STATED PROBLEM |
Copy exactly the lines from the start of the material through the line with "3, -1, 0, -1, 0]". Pictures stay out of the copy.

• • • • • • •

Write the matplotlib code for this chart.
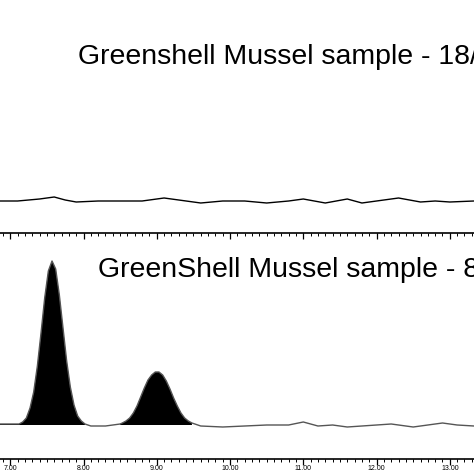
import matplotlib.pyplot as plt
import numpy as np

plt.rcParams['font.family'] = ['Liberation Sans', 'DejaVu Sans']

# upper trace (18/..) : time (min), deviation from baseline (px, up positive)
up_t = [6.86, 7.1, 7.4, 7.6, 7.75, 7.9, 8.2, 8.5, 8.8, 9.1, 9.3, 9.6, 9.9, 10.2, 10.5,
        10.8, 11.0, 11.3, 11.6, 11.8, 12.0, 12.3, 12.6, 12.8, 13.0, 13.33]
up_v = [0, 0, 2, 4, 1, -1, 0, 0, 0, 3, 1, -2, 0, 0, -2, 0, 2, -2, 2, -2, 0, 3, -1, 0, -1, 0]

# lower trace (8..) : time (min), signal (px above baseline)
lo_t = [6.86, 7.05, 7.12, 7.17, 7.22, 7.27, 7.32, 7.37, 7.42, 7.47, 7.52, 7.57, 7.62,
        7.67, 7.72, 7.77, 7.82, 7.87, 7.92, 7.97, 8.02, 8.1, 8.3, 8.50, 8.53, 8.58,
        8.63, 8.68, 8.73, 8.78, 8.83, 8.88, 8.93, 8.98, 9.03, 9.08, 9.13, 9.18, 9.23,
        9.28, 9.33, 9.38, 9.43, 9.48, 9.6, 9.9, 10.2, 10.5, 10.8, 11.0, 11.2, 11.4,
        11.6, 11.8, 12.0, 12.2, 12.5, 12.7, 12.9, 13.1, 13.33]
lo_v = [1, 1, 1, 3, 7, 17, 33, 59, 92, 127, 154, 164, 156, 130, 97, 64, 38, 20, 9, 4, 1,
        -1, -1, 1, 2, 4, 7, 12, 19, 28, 37, 45, 50, 53, 53, 50, 44, 36, 27, 19, 12, 7,
        4, 2, -1, -2, -1, 0, 0, 3, -1, 0, -2, -1, 0, 1, -2, 0, 2, 0, -1]

major = [7, 8, 9, 10, 11, 12, 13]
labels = ["7.00", "8.00", "9.00", "10.00", "11.00", "12.00", "13.00"]

fig = plt.figure(figsize=(4.74, 4.74), dpi=100)
ax = fig.add_axes([0, 0, 1, 1])
ax.set_xlim(6.86, 13.33)
ax.set_ylim(474, 0)
ax.axis("off")

# upper trace
ax.plot(up_t, 201 - np.array(up_v), color="black", lw=1)
ax.text(7.92, 57, "Greenshell Mussel sample - 18/", fontsize=20.5, va="center", clip_on=False)

# upper axis
ax.axhline(233, color="black", lw=1.2)
minor = np.arange(6.9, 13.35, 0.1)
ax.vlines(minor, 233, 236, color="black", lw=0.7)
ax.vlines(major, 233, 239, color="black", lw=0.9)

# lower trace
lo = 425 - np.array(lo_v)
ax.fill_between(lo_t, 425, lo, where=np.array(lo_v) > 0, color="black", lw=0)
ax.plot(lo_t, lo, color="#555555", lw=1)
ax.text(8.2, 270, "GreenShell Mussel sample - 8", fontsize=20.5, va="center")

# bottom axis
ax.axhline(459, color="black", lw=1.2)
ax.vlines(minor, 459, 462, color="black", lw=0.7)
ax.vlines(major, 459, 465, color="black", lw=0.9)
for m, lab in zip(major, labels):
    ax.text(m, 469, lab, fontsize=5, ha="center", va="center")

fig.savefig("out.png", dpi=100)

• • • • • • •

FINISHED ANSWER |
Write the matplotlib code for this chart.
import matplotlib.pyplot as plt
import numpy as np

plt.rcParams['font.family'] = ['Liberation Sans', 'DejaVu Sans']

# upper trace (18/..) : time (min), deviation from baseline (px, up positive)
up_t = [6.86, 7.1, 7.4, 7.6, 7.75, 7.9, 8.2, 8.5, 8.8, 9.1, 9.3, 9.6, 9.9, 10.2, 10.5,
        10.8, 11.0, 11.3, 11.6, 11.8, 12.0, 12.3, 12.6, 12.8, 13.0, 13.33]
up_v = [0, 0, 2, 4, 1, -1, 0, 0, 0, 3, 1, -2, 0, 0, -2, 0, 2, -2, 2, -2, 0, 3, -1, 0, -1, 0]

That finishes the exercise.